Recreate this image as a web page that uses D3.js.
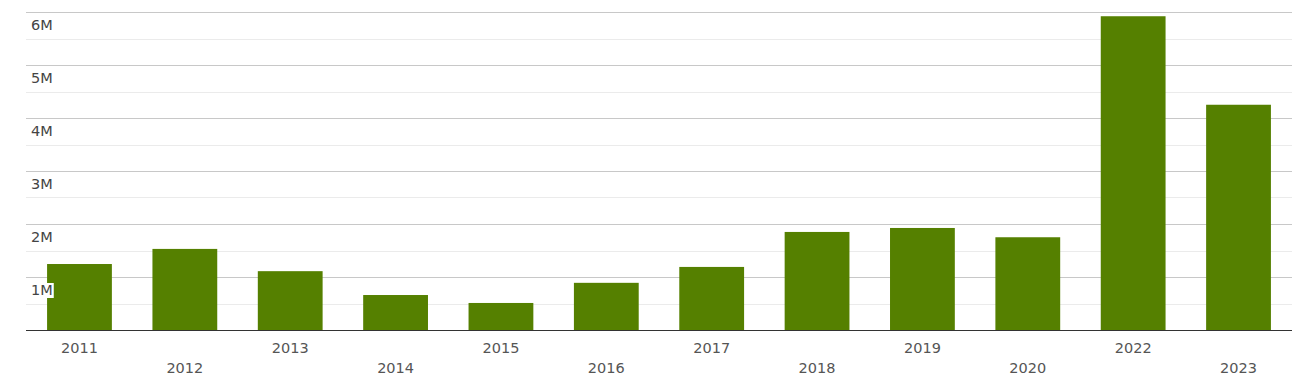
<!DOCTYPE html>
<html>
<head>
<meta charset="utf-8">
<script src="https://cdn.jsdelivr.net/npm/d3@7"></script>
<style>
  body { margin: 0; background: #fff; }
  text { font-family: "DejaVu Sans", sans-serif; }
</style>
</head>
<body>
<div id="chart"></div>
<script>
// data
var years = ["2011", "2012", "2013", "2014", "2015", "2016", "2017", "2018", "2019", "2020", "2022", "2023"];
var values = [1245000, 1530000, 1110000, 660000, 510000, 890000, 1190000, 1850000, 1925000, 1750000, 5920000, 4250000];
var yTicks = [1000000, 2000000, 3000000, 4000000, 5000000, 6000000];
var yTickLabels = ["1M", "2M", "3M", "4M", "5M", "6M"];

var svgWidth = 1293;
var svgHeight = 384;
var margin = { top: 12, bottom: 54, left: 26, right: 1 };
var width = svgWidth - margin.left - margin.right;
var height = svgHeight - margin.top - margin.bottom;

var svg = d3.select("#chart")
  .append("svg")
  .attr("width", svgWidth)
  .attr("height", svgHeight);

var chartGroup = svg.append("g")
  .attr("transform", `translate(${margin.left}, ${margin.top})`);

var xScale = d3.scaleBand()
  .domain(years)
  .range([0, width])
  .paddingInner(0.385)
  .paddingOuter(0.2);

var yScale = d3.scaleLinear()
  .domain([0, 6000000])
  .range([height, 0]);

// minor gridlines
var minor = d3.range(500000, 6000000, 1000000);
chartGroup.selectAll(".minor")
  .data(minor)
  .enter()
  .append("line")
  .attr("x1", 0)
  .attr("x2", width)
  .attr("y1", d => Math.round(yScale(d)) + 0.5)
  .attr("y2", d => Math.round(yScale(d)) + 0.5)
  .attr("stroke", "#ebebeb");

// major gridlines
chartGroup.selectAll(".major")
  .data(yTicks)
  .enter()
  .append("line")
  .attr("x1", 0)
  .attr("x2", width)
  .attr("y1", d => Math.round(yScale(d)) + 0.5)
  .attr("y2", d => Math.round(yScale(d)) + 0.5)
  .attr("stroke", "#c8c8c8");

// bars
chartGroup.selectAll("rect.bar")
  .data(values)
  .enter()
  .append("rect")
  .attr("class", "bar")
  .attr("x", (d, i) => xScale(years[i]))
  .attr("width", xScale.bandwidth())
  .attr("y", d => yScale(d))
  .attr("height", d => height - yScale(d))
  .attr("fill", "#558000");

// baseline
chartGroup.append("line")
  .attr("x1", 0)
  .attr("x2", width)
  .attr("y1", height + 0.5)
  .attr("y2", height + 0.5)
  .attr("stroke", "#333")
  .attr("stroke-width", 1);

// y tick labels with white background
var yLabels = chartGroup.selectAll(".ylab")
  .data(yTicks)
  .enter()
  .append("g")
  .attr("transform", d => `translate(5, ${yScale(d) + 18})`);

yLabels.append("text")
  .attr("x", 0)
  .attr("y", 0)
  .attr("font-size", 14.5)
  .attr("fill", "#444")
  .text((d, i) => yTickLabels[i])
  .each(function() {
    var bb = this.getBBox();
    d3.select(this.parentNode).insert("rect", "text")
      .attr("x", bb.x - 1)
      .attr("y", bb.y + 1)
      .attr("width", bb.width + 2)
      .attr("height", bb.height - 1)
      .attr("fill", "#fff");
  });

// x labels, alternating rows
chartGroup.selectAll(".xlab")
  .data(years)
  .enter()
  .append("text")
  .attr("x", d => xScale(d) + xScale.bandwidth() / 2)
  .attr("y", (d, i) => height + (i % 2 === 0 ? 23 : 43))
  .attr("text-anchor", "middle")
  .attr("font-size", 14.5)
  .attr("fill", "#555")
  .text(d => d);
</script>
</body>
</html>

Directions: Write out the full listing verbatim, excluding its pictures.

Solution to this exercise:
Recreate this image as a web page that uses D3.js.
<!DOCTYPE html>
<html>
<head>
<meta charset="utf-8">
<script src="https://cdn.jsdelivr.net/npm/d3@7"></script>
<style>
  body { margin: 0; background: #fff; }
  text { font-family: "DejaVu Sans", sans-serif; }
</style>
</head>
<body>
<div id="chart"></div>
<script>
// data
var years = ["2011", "2012", "2013", "2014", "2015", "2016", "2017", "2018", "2019", "2020", "2022", "2023"];
var values = [1245000, 1530000, 1110000, 660000, 510000, 890000, 1190000, 1850000, 1925000, 1750000, 5920000, 4250000];
var yTicks = [1000000, 2000000, 3000000, 4000000, 5000000, 6000000];
var yTickLabels = ["1M", "2M", "3M", "4M", "5M", "6M"];

var svgWidth = 1293;
var svgHeight = 384;
var margin = { top: 12, bottom: 54, left: 26, right: 1 };
var width = svgWidth - margin.left - margin.right;
var height = svgHeight - margin.top - margin.bottom;

var svg = d3.select("#chart")
  .append("svg")
  .attr("width", svgWidth)
  .attr("height", svgHeight);

var chartGroup = svg.append("g")
  .attr("transform", `translate(${margin.left}, ${margin.top})`);

var xScale = d3.scaleBand()
  .domain(years)
  .range([0, width])
  .paddingInner(0.385)
  .paddingOuter(0.2);

var yScale = d3.scaleLinear()
  .domain([0, 6000000])
  .range([height, 0]);

// minor gridlines
var minor = d3.range(500000, 6000000, 1000000);
chartGroup.selectAll(".minor")
  .data(minor)
  .enter()
  .append("line")
  .attr("x1", 0)
  .attr("x2", width)
  .attr("y1", d => Math.round(yScale(d)) + 0.5)
  .attr("y2", d => Math.round(yScale(d)) + 0.5)
  .attr("stroke", "#ebebeb");

// major gridlines
chartGroup.selectAll(".major")
  .data(yTicks)
  .enter()
  .append("line")
  .attr("x1", 0)
  .attr("x2", width)
  .attr("y1", d => Math.round(yScale(d)) + 0.5)
  .attr("y2", d => Math.round(yScale(d)) + 0.5)
  .attr("stroke", "#c8c8c8");

// bars
chartGroup.selectAll("rect.bar")
  .data(values)
  .enter()
  .append("rect")
  .attr("class", "bar")
  .attr("x", (d, i) => xScale(years[i]))
  .attr("width", xScale.bandwidth())
  .attr("y", d => yScale(d))
  .attr("height", d => height - yScale(d))
  .attr("fill", "#558000");

// baseline
chartGroup.append("line")
  .attr("x1", 0)
  .attr("x2", width)
  .attr("y1", height + 0.5)
  .attr("y2", height + 0.5)
  .attr("stroke", "#333")
  .attr("stroke-width", 1);

// y tick labels with white background
var yLabels = chartGroup.selectAll(".ylab")
  .data(yTicks)
  .enter()
  .append("g")
  .attr("transform", d => `translate(5, ${yScale(d) + 18})`);

yLabels.append("text")
  .attr("x", 0)
  .attr("y", 0)
  .attr("font-size", 14.5)
  .attr("fill", "#444")
  .text((d, i) => yTickLabels[i])
  .each(function() {
    var bb = this.getBBox();
    d3.select(this.parentNode).insert("rect", "text")
      .attr("x", bb.x - 1)
      .attr("y", bb.y + 1)
      .attr("width", bb.width + 2)
      .attr("height", bb.height - 1)
      .attr("fill", "#fff");
  });

// x labels, alternating rows
chartGroup.selectAll(".xlab")
  .data(years)
  .enter()
  .append("text")
  .attr("x", d => xScale(d) + xScale.bandwidth() / 2)
  .attr("y", (d, i) => height + (i % 2 === 0 ? 23 : 43))
  .attr("text-anchor", "middle")
  .attr("font-size", 14.5)
  .attr("fill", "#555")
  .text(d => d);
</script>
</body>
</html>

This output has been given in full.